Though, I still do not agree it being bottlenecked by memory, as despite doing a very wide variety of tests, I couldn't see any signs of the original code being bound by memory speed. Meanwhile it kept showing clear signs of being CPU-bound.
There can be many reasons. And since the reason[s] can be very hardware-dependent, I decided I shouldn't speculate based on guesses.
Just going to outline these things I encountered during later testing, where I used a much more accurate and reliable CPU time measuring method and looping-the-loop 1000 times. I believe this information could be of help.
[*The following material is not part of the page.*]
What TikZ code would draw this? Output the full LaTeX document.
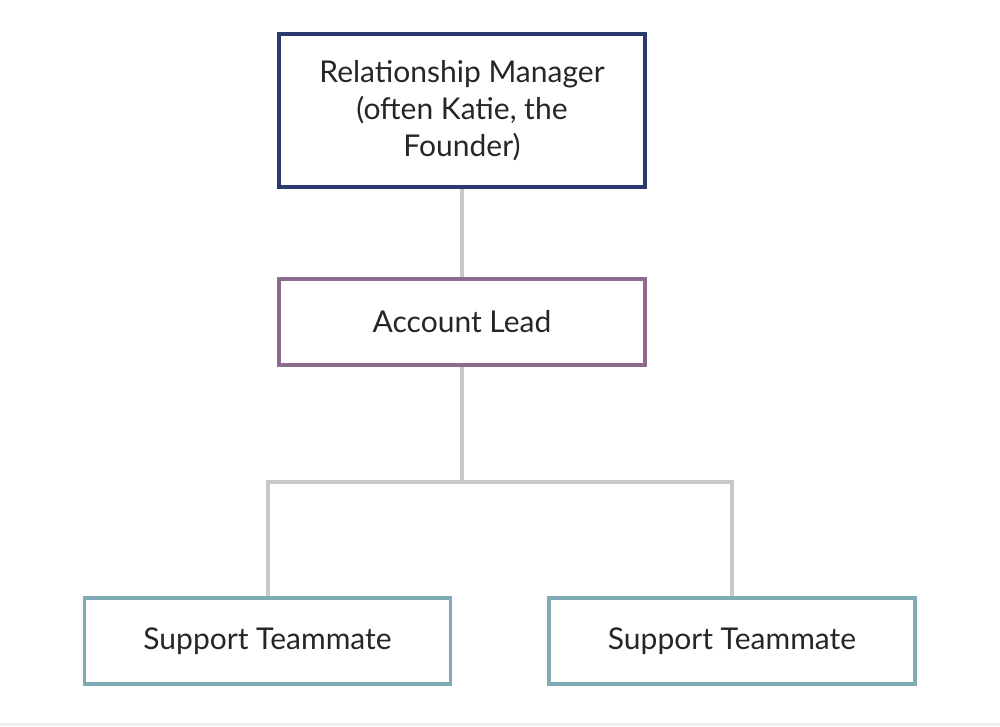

But please take it with a grain of salt, as it's hardware dependent.
When using instructions from the SSE family, vectorized code I got was over 10% faster vs. non-vectorized code.
Vectorized code using SSE-family and vectorized code using AVX ran more or less with the same performance.
When using AVX instructions, non-vectorized code ran the fastest - 25% or more faster than every other thing I tried.
Results scaled linearly with CPU clock in all cases.
Results were hardly affected by memory clock.
Results were considerably affected by memory latency - much more than memory clock, but not nearly as much as CPU clock affected the results.
WRT Mystical's example of running nearly 1 iteration per clock - I didn't expect the CPU scheduler to be that efficient and was assuming 1 iteration every 1.5-2 clock ticks. But to my surprise, that is not the case; I sure was wrong, sorry about that. My own CPU ran it even more efficiently - 1.048 cycles/iteration. So I can attest to this part of Mystical's answer to be definitely right.

Just in case a[] b[] and c[] are fighting for the L2 cache ::
#include <string.h> /* for memcpy */
...
gettimeofday(&stTime, NULL);
for(k = 0; k < LEN; k += 4) {
double a4[4], b4[4], c4[4];
memcpy(a4,a+k, sizeof a4);
memcpy(b4,b+k, sizeof b4);
c4[0] = a4[0] * b4[0];
c4[1] = a4[1] * b4[1];
c4[2] = a4[2] * b4[2];
c4[3] = a4[3] * b4[3];
memcpy(c+k,c4, sizeof c4);
}
gettimeofday(&endTime, NULL);
Reduces the running time from 98429.000000 to 67213.000000;
unrolling the loop 8-fold reduces it to 57157.000000 here.